23. Wilson (2006, 19).

24. Authors who note the distinction between these two ways of using “disposition” during this period include Wolf-Devine (1993, 48), Anstey (2000, 87), Atherton (2004, 29), Kaufman (2006, 178), and Pasnau (2011, 521).

25. For further discussion of the way in which these two uses “disposition” are related for Descartes and his contemporaries—to the extent that they may not even be sharply distinguished for them—see Rickless (forthcoming).

26. I say “suggests” because Boyle, like Descartes and Locke, appears to vacillate between a number of different positions on the nature of color. I take this apparent vacillation to be evidence that Boyle also finds himself in Descartes’s Quandary. As with Descartes and Locke, this apparent vacillation has led to an academic cottage industry that aims to identify Boyle’s “official” position on the nature of color. For readings of Boyle as a dispositionalist, see Jackson (1929), O’Toole (1974), Ben-Chaim (2004), and Kaufman (2006). For readings of Boyle as a physicalist, see Alexander (1974) and Pasnau (2011). For readings of Boyle as a subjectivist, see Mandelbaum (1974), Keating (1993), and Downing (2011). Curley (1972) and Anstey (2000) both argue that Boyle’s vacillation is real and that it is a mistake to attempt to identify his “official” position on the nature of color. Here is Curley: “Boyle was drawn in different directions on this issue, and. . . he was drawn in different directions for good reasons, even if he was not clear about what those reasons were” (Curley 1972, 447). Here is Anstey: “there is little prospect of offering a fully consistent interpretation of [Boyle’s] doctrine of the sensible qualities without turning a blind eye to important texts” (Anstey 2000, 107).

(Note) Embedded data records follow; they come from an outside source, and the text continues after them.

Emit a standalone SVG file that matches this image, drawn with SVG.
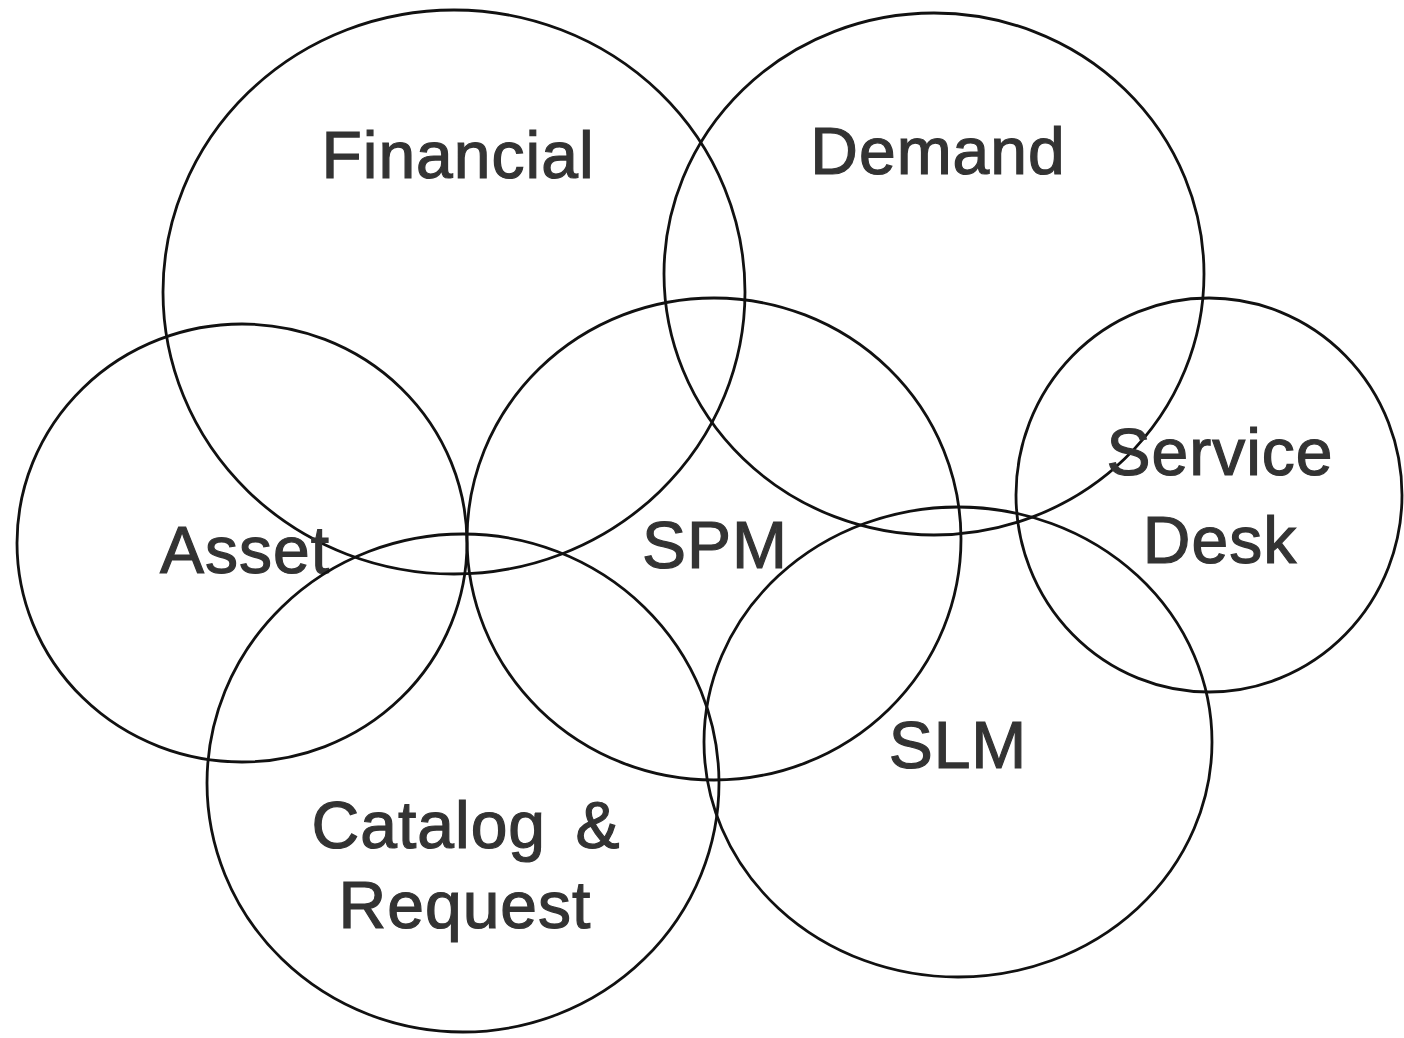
<svg xmlns="http://www.w3.org/2000/svg" width="1404" height="1038" viewBox="0 0 1404 1038">
  <style>
    .ring { fill: none; stroke: #111; stroke-width: 2.8; }
    .label { font-family: "Liberation Sans", Arial, sans-serif; font-size: 66px; fill: #333; stroke: #333; stroke-width: 1.2; text-anchor: middle; letter-spacing: 1px; }
  </style>
  <rect width="1404" height="1038" fill="#fff"/>

  <g id="financial">
    <ellipse class="ring" cx="454" cy="292" rx="291" ry="282"/>
    <text class="label" x="458" y="178">Financial</text>
  </g>

  <g id="demand">
    <ellipse class="ring" cx="934" cy="274" rx="270" ry="261"/>
    <text class="label" x="938" y="174">Demand</text>
  </g>

  <g id="asset">
    <ellipse class="ring" cx="242" cy="543" rx="225" ry="219"/>
    <text class="label" x="245" y="573">Asset</text>
  </g>

  <g id="spm">
    <ellipse class="ring" cx="714" cy="539" rx="247" ry="241"/>
    <text class="label" x="715" y="568">SPM</text>
  </g>

  <g id="catalog-request">
    <ellipse class="ring" cx="463" cy="783" rx="256" ry="249"/>
    <text class="label" x="466" y="848" word-spacing="10">Catalog &amp;</text>
    <text class="label" x="465" y="928">Request</text>
  </g>

  <g id="slm">
    <ellipse class="ring" cx="958" cy="742" rx="254" ry="235"/>
    <text class="label" x="958" y="768">SLM</text>
  </g>

  <g id="service-desk">
    <ellipse class="ring" cx="1209" cy="495" rx="193" ry="197"/>
    <text class="label" x="1220" y="475">Service</text>
    <text class="label" x="1220" y="563">Desk</text>
  </g>

  <g id="connectors"/>
</svg>
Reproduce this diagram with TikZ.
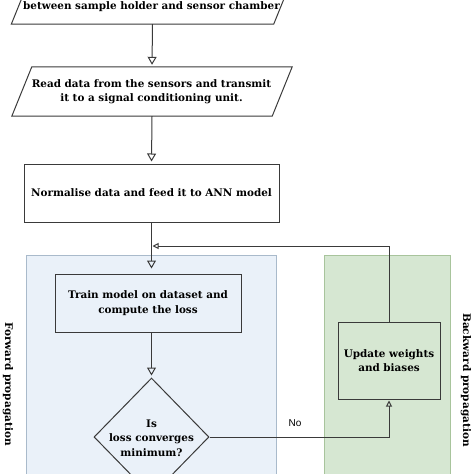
\documentclass[tikz,border=0pt]{standalone}
\usepackage{fontspec}
\setmainfont{DejaVu Serif}
\newfontfamily\labelsans{Liberation Sans}
\usetikzlibrary{arrows.meta,shapes.geometric}
\definecolor{linec}{HTML}{3A3A3A}
\definecolor{bluefill}{HTML}{EAF1F9}
\definecolor{blueline}{HTML}{A9BACB}
\definecolor{greenfill}{HTML}{D6E7D2}
\definecolor{greenline}{HTML}{A8C49C}
\tikzset{
  txt/.style={font=\bfseries\fontsize{10.4}{14.5}\selectfont, align=center, text=black},
  box/.style={draw=linec, line width=1pt, fill=none, txt},
  flow/.style={draw=linec, line width=1pt, -{Triangle[open,length=8pt,width=9pt]}, shorten >=2pt},
  flowsmall/.style={draw=linec, line width=1pt, -{Triangle[open,length=6pt,width=6pt]}, shorten >=1pt},
  region/.style={line width=0.8pt},
  sidelabel/.style={font=\bfseries\fontsize{10.5}{12}\selectfont, rotate=-90, text=black},
}
\begin{document}
\begin{tikzpicture}[x=1pt,y=-1pt]
\useasboundingbox (0,0) rectangle (474,474);
\clip (0,0) rectangle (474,474);
% regions
\path[region, fill=bluefill, draw=blueline] (26,255) rectangle (276,490);
\path[region, fill=greenfill, draw=greenline] (324,255) rectangle (450,490);
% parallelogram 1
\node[draw=none, minimum width=262pt, minimum height=49pt, inner sep=0pt] (p1) at (152.5,-0.5) {};
\draw[linec, line width=1pt] ([xshift=10pt]p1.north west) -- ([xshift=10pt]p1.north east) -- ([xshift=-10pt]p1.south east) -- ([xshift=-10pt]p1.south west) -- cycle;
\node[txt] (p1t) at (151.5,7) {between sample holder and sensor chamber};
% parallelogram 2
\node[draw=none, minimum width=260pt, minimum height=49pt, inner sep=0pt] (p2) at (152,91.5) {};
\draw[linec, line width=1pt] ([xshift=10pt]p2.north west) -- ([xshift=10pt]p2.north east) -- ([xshift=-10pt]p2.south east) -- ([xshift=-10pt]p2.south west) -- cycle;
\node[txt] (p2t) at (151.5,91.5) {Read data from the sensors and transmit\\it to a signal conditioning unit.};
% normalise
\node[box, minimum width=255pt, minimum height=58pt] (norm) at (151.5,193) {Normalise data and feed it to ANN model};
% train
\node[box, minimum width=186pt, minimum height=58pt] (train) at (148,303) {Train model on dataset and\\compute the loss};
% diamond
\node[draw=linec, line width=1pt, shape=diamond, minimum width=115pt, minimum height=118pt, inner sep=0pt] (dec) at (151.5,437) {};
\node[txt] (dect) at (151.5,438) {Is\\loss converges\\minimum?};
% update
\node[box, minimum width=102pt, minimum height=77pt] (upd) at (389,360.5) {Update weights\\and biases};
% join coordinate
\coordinate (join) at (151.5,246);
% connectors
\draw[flow] (p1.south) -- (p2.north);
\draw[flow] (p2.south) -- (norm.north);
\draw[linec, line width=1pt] (norm.south) -- (join);
\draw[flow, shorten >=5pt] (join) -- (join |- train.north);
\draw[flow] (join |- train.south) -- (dec.north);
\draw[flowsmall] (upd.north) |- (join);
\draw[flowsmall] (dec.east) -| (upd.south);
\node[font=\labelsans\fontsize{10}{12}\selectfont, text=black] (no) at (295,423) {No};
% side labels
\node[sidelabel] (fwd) at (8,384) {Forward propagation};
\node[sidelabel] (bwd) at (466,380) {Backward propagation};
\end{tikzpicture}
\end{document}
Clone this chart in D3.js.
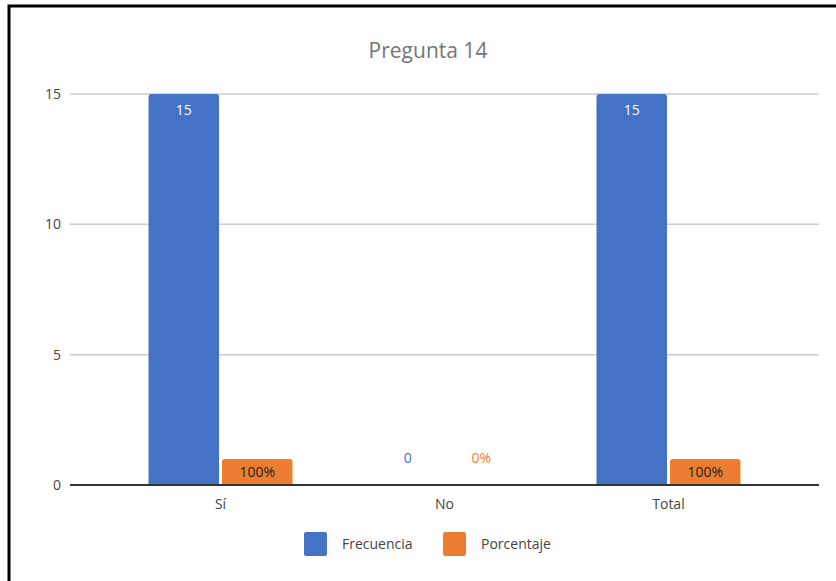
<!DOCTYPE html>
<html>
<head>
<meta charset="utf-8">
<script src="https://cdn.jsdelivr.net/npm/d3@7"></script>
<style>
  html, body { margin: 0; padding: 0; background: #fff; }
  svg { display: block; font-family: "Open Sans", sans-serif; }
</style>
</head>
<body>
<svg id="chart" width="836" height="581"></svg>
<script>
// Survey answers for question 14
const categories = ["Sí", "No", "Total"];
const seriesNames = ["Frecuencia", "Porcentaje"];
const frecuencia = [15, 0, 15];
const porcentaje = [1, 0, 1];          // shares (1 = 100%)
const porcentajeLabels = ["100%", "0%", "100%"];
const yTicks = [0, 5, 10, 15];
const colors = ["#4472C4", "#ED7D31"];

const svg = d3.select("#chart");

// Frame around the chart
svg.append("path")
  .attr("d", "M9,581 V6 H836")
  .attr("fill", "none").attr("stroke", "#000").attr("stroke-width", 3);

const plotLeft = 70, plotRight = 819, plotTop = 94, plotBottom = 485;

const y = d3.scaleLinear().domain([0, 15]).range([plotBottom, plotTop]);
const x = d3.scalePoint().domain(categories).range([plotLeft, plotRight]).padding(0.672);
const inner = d3.scaleBand().domain(seriesNames).range([-72, 72]).paddingInner(0.04);

// Title
svg.append("text")
  .attr("x", 428).attr("y", 58)
  .attr("text-anchor", "middle")
  .attr("font-size", 21).attr("fill", "#757575")
  .text("Pregunta 14");

// Gridlines and y labels
const yAxis = svg.append("g");
yTicks.forEach(t => {
  yAxis.append("line")
    .attr("x1", plotLeft).attr("x2", plotRight)
    .attr("y1", y(t)).attr("y2", y(t))
    .attr("stroke", t === 0 ? "#333" : "#ccc")
    .attr("stroke-width", t === 0 ? 2 : 1.5);
  yAxis.append("text")
    .attr("x", 61).attr("y", y(t) + 5)
    .attr("text-anchor", "end")
    .attr("font-size", 14).attr("fill", "#444")
    .text(t);
});

// Rounded-top bar path
function barPath(x0, w, yTop, yBase, r) {
  const h = yBase - yTop;
  if (h <= 0) return "";
  r = Math.min(r, h, w / 2);
  return `M${x0},${yBase} V${yTop + r} Q${x0},${yTop} ${x0 + r},${yTop} H${x0 + w - r} Q${x0 + w},${yTop} ${x0 + w},${yTop + r} V${yBase} Z`;
}

const data = categories.map((c, i) => ({
  cat: c,
  vals: [
    { s: seriesNames[0], v: frecuencia[i], label: String(frecuencia[i]) },
    { s: seriesNames[1], v: porcentaje[i], label: porcentajeLabels[i] }
  ]
}));

const groups = svg.append("g").selectAll("g").data(data).join("g")
  .attr("transform", d => `translate(${x(d.cat)},0)`);

groups.selectAll("path").data(d => d.vals).join("path")
  .attr("d", d => barPath(inner(d.s), inner.bandwidth(), y(d.v), y(0) - 1, 3))
  .attr("fill", (d, i) => colors[i]);

// Value labels
groups.selectAll("text.val").data(d => d.vals).join("text")
  .attr("class", "val")
  .attr("x", d => inner(d.s) + inner.bandwidth() / 2)
  .attr("y", (d, i) => {
    if (d.v === 0) return y(0) - 22;
    return i === 0 ? y(d.v) + 21 : y(d.v) + 18;
  })
  .attr("text-anchor", "middle")
  .attr("font-size", 14)
  .attr("fill", (d, i) => d.v === 0 ? colors[i] : (i === 0 ? "#fff" : "#222"))
  .text(d => d.label);

// Category labels
svg.append("g").selectAll("text").data(categories).join("text")
  .attr("x", d => x(d)).attr("y", 509)
  .attr("text-anchor", "middle")
  .attr("font-size", 14).attr("fill", "#444")
  .text(d => d);

// Legend
const legendX = [304, 443];
const legend = svg.append("g").selectAll("g").data(seriesNames).join("g")
  .attr("transform", (d, i) => `translate(${legendX[i]},532)`);
legend.append("rect")
  .attr("width", 23).attr("height", 24).attr("rx", 2)
  .attr("fill", (d, i) => colors[i]);
legend.append("text")
  .attr("x", 38).attr("y", 17)
  .attr("font-size", 14).attr("fill", "#444")
  .text(d => d);
</script>
</body>
</html>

27. Once again, I say “suggests” because Locke, like Descartes and Boyle, appears to vacillate between a number of different positions on the nature of color. I take this apparent vacillation to be evidence that Locke also finds himself in Descartes’s Quandary. As with Descartes and Boyle, this apparent vacillation has led to an academic cottage industry that aims to identify Lockes’s “official” position on the nature of color. For readings of Locke as a dispositionalist, see Jackson (1929), Yolton (1970), Curley (1972), Wilson (1979), Campbell (1980), Bolton (1983), Lowe (1995), Hyman (2006), and Chappell (2007). For readings of Locke as a physicalist, see Alexander (1974), Troyer (1976), Ayers (1991), McCann (1994), Keating (1998), Jacovides (1999 and 2007), Heil (2005), and Downing (2009). For readings of Locke as a subjectivist, see Berkeley (1710), and Kant (1783/1977). For readings of Locke as an error theorist, see Mackie (1976), Stroud (2000). For a reading of Locke as holding that colors are relations that only exist in the event of being perceived, see Stuart (2003 and 2013).

28. Wittgenstein (1973, §308).

29. It is worth noting that this analogy does not seem to have lost any of its suggestiveness over the years. For a recent invocation of it in this same context, see Langsam (2000).

30. Moreover, we do not think of pain experiences as making us aware of their causes as abiding properties of objects, properties that persist independently of our experience of them.

31. It is at this point that I am inclined to invoke one of John Haugeland’s philosophical maxims, “Don’t get weird beyond necessity” (Haugeland 1998, 120).

32. I am intentionally discussing a case of seeing the color of an ordinary opaque object, and not the case of seeing the color of a light source itself, on the assumption that a large part of the appeal of dispositionalism is due to its apparent ability to account for the (putatively) abiding colors of ordinary opaque objects. It would be disingenuous (and implausibly ad hoc ) to insist that dispositionalism is a really only a theory of the colors of light sources and not the colors of ordinary opaque objects.

33. Here is James Conant’s helpful gloss on the sort of strategy I am adopting here: “The aim. . . is to furnish [one’s target] with a perspicuous representation of the various things he might mean by his words in order to show him that, in wanting to occupy more than one of the available alternatives at once and yet none in particular at a time, he is possessed of an incoherent desire with respect to his words” (Conant 2005, 64).